## Extracted data:
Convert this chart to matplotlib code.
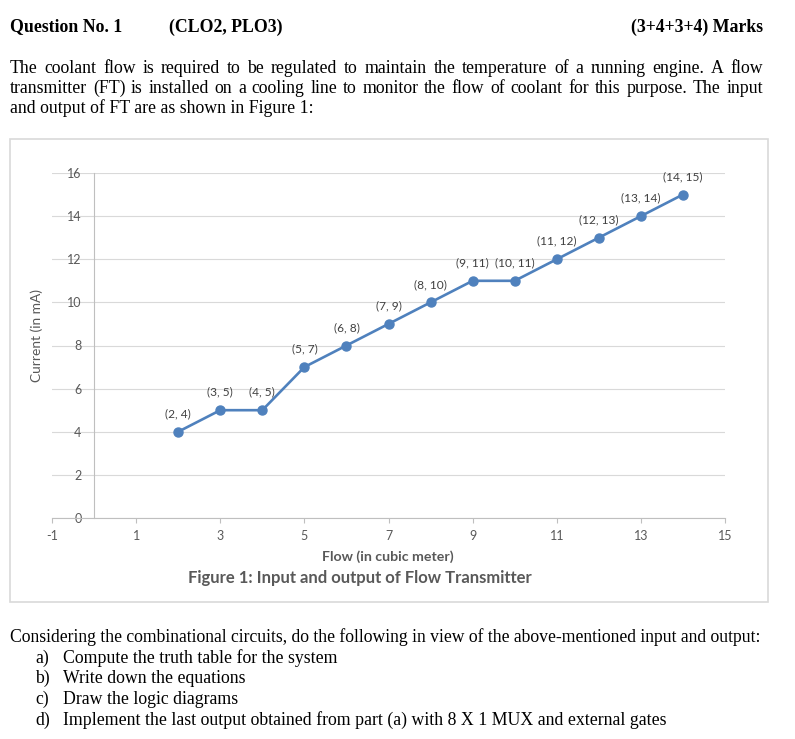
import matplotlib
matplotlib.use("Agg")
import matplotlib.pyplot as plt
from matplotlib.patches import Rectangle

# chart data
flow = [2, 3, 4, 5, 6, 7, 8, 9, 10, 11, 12, 13, 14]
current = [4, 5, 5, 7, 8, 9, 10, 11, 11, 12, 13, 14, 15]
x_ticks = [-1, 1, 3, 5, 7, 9, 11, 13, 15]
y_ticks = [0, 2, 4, 6, 8, 10, 12, 14, 16]

# document text
header_left = "Question No. 1"
header_mid = "(CLO2, PLO3)"
header_right = "(3+4+3+4) Marks"
para = ["The coolant flow is required to be regulated to maintain the temperature of a running engine. A flow",
        "transmitter (FT) is installed on a cooling line to monitor the flow of coolant for this purpose. The input",
        "and output of FT are as shown in Figure 1:"]
question = "Considering the combinational circuits, do the following in view of the above-mentioned input and output:"
items = [("a)", "Compute the truth table for the system"),
         ("b)", "Write down the equations"),
         ("c)", "Draw the logic diagrams"),
         ("d)", "Implement the last output obtained from part (a) with 8 X 1 MUX and external gates")]

plt.rcParams["axes.unicode_minus"] = False

W, H = 795, 739
SERIF = ["Liberation Serif", "DejaVu Serif"]
SANS = ["Lato", "DejaVu Sans"]
BODY = 12.75

fig = plt.figure(figsize=(W / 100, H / 100), dpi=100)
fig.patch.set_facecolor("white")


def fx(px):
    return px / W


def fy(py):
    return 1 - py / H


def justify(line, y, x0=10, x1=763, size=BODY):
    words = line.split()
    texts = [fig.text(0, fy(y), w, fontsize=size, family=SERIF, va="baseline") for w in words]
    r = fig.canvas.get_renderer()
    widths = [t.get_window_extent(r).width for t in texts]
    gap = (x1 - x0 - sum(widths)) / (len(words) - 1)
    x = x0
    for t, w in zip(texts, widths):
        t.set_x(fx(x))
        x += w + gap


# header
fig.text(fx(10), fy(31.5), header_left, fontsize=BODY, family=SERIF, weight="bold", va="baseline")
fig.text(fx(169), fy(31.5), header_mid, fontsize=BODY, family=SERIF, weight="bold", va="baseline")
fig.text(fx(763), fy(31.5), header_right, fontsize=BODY, family=SERIF, weight="bold", va="baseline", ha="right")

justify(para[0], 73.3)
justify(para[1], 93.3)
fig.text(fx(10), fy(113.3), para[2], fontsize=BODY, family=SERIF, va="baseline")

# chart frame
fig.patches.append(Rectangle((fx(10), fy(602)), fx(758), (602 - 139) / H, transform=fig.transFigure,
                             facecolor="none", edgecolor="#d9d9d9", lw=1.2))

ax = fig.add_axes([fx(52), fy(518), fx(725) - fx(52), (518 - 173) / H])
ax.set_xlim(-1, 15)
ax.set_ylim(0, 16)
ax.plot(flow, current, color="#4f81bd", lw=1.9, marker="o", ms=6.5, zorder=3, clip_on=False)
for x, y in zip(flow, current):
    ax.annotate("({}, {})".format(x, y), (x, y), xytext=(0, 9), textcoords="offset points",
                ha="center", va="bottom", fontsize=8.6, family=SANS, color="#404040")

ax.set_xticks(x_ticks)
ax.set_yticks(y_ticks)
ax.grid(axis="y", color="#d9d9d9", lw=0.8)
ax.set_axisbelow(True)
for s in ["top", "right"]:
    ax.spines[s].set_visible(False)
ax.spines["left"].set_position(("data", 0))
ax.spines["left"].set_color("#bfbfbf")
ax.spines["bottom"].set_color("#bfbfbf")
ax.tick_params(axis="y", length=0, pad=9, labelsize=9, labelcolor="#595959")
ax.tick_params(axis="x", length=3.5, color="#bfbfbf", pad=5, labelsize=9, labelcolor="#595959")
for lab in ax.get_xticklabels() + ax.get_yticklabels():
    lab.set_family(SANS)

fig.text(fx(388), fy(557), "Flow (in cubic meter)", fontsize=10.2, family=SANS, weight="bold",
         color="#595959", ha="center", va="center")
fig.text(fx(360), fy(578), "Figure 1: Input and output of Flow Transmitter", fontsize=12, family=SANS,
         weight="bold", color="#595959", ha="center", va="center")
fig.text(fx(37), fy(335), "Current (in mA)", fontsize=9.9, family=SANS, color="#595959",
         rotation=90, ha="center", va="center")

# question text
fig.text(fx(10), fy(641.7), question, fontsize=12.68, family=SERIF, va="baseline")
for i, (lab, txt) in enumerate(items):
    y = 662.7 + 20.6 * i
    fig.text(fx(35), fy(y), lab, fontsize=BODY, family=SERIF, va="baseline")
    fig.text(fx(63), fy(y), txt, fontsize=BODY, family=SERIF, va="baseline")

fig.savefig("out.png", dpi=100)
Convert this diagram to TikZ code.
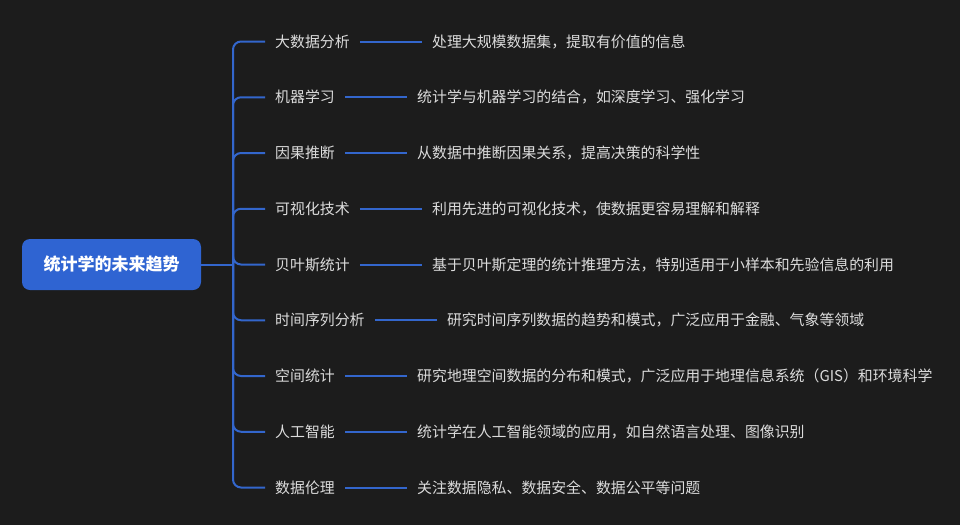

## What to work on:
Which lines contain "Convert"? Copy each of them.

## Output for this exercise:
Convert this chart to matplotlib code.
Convert this diagram to TikZ code.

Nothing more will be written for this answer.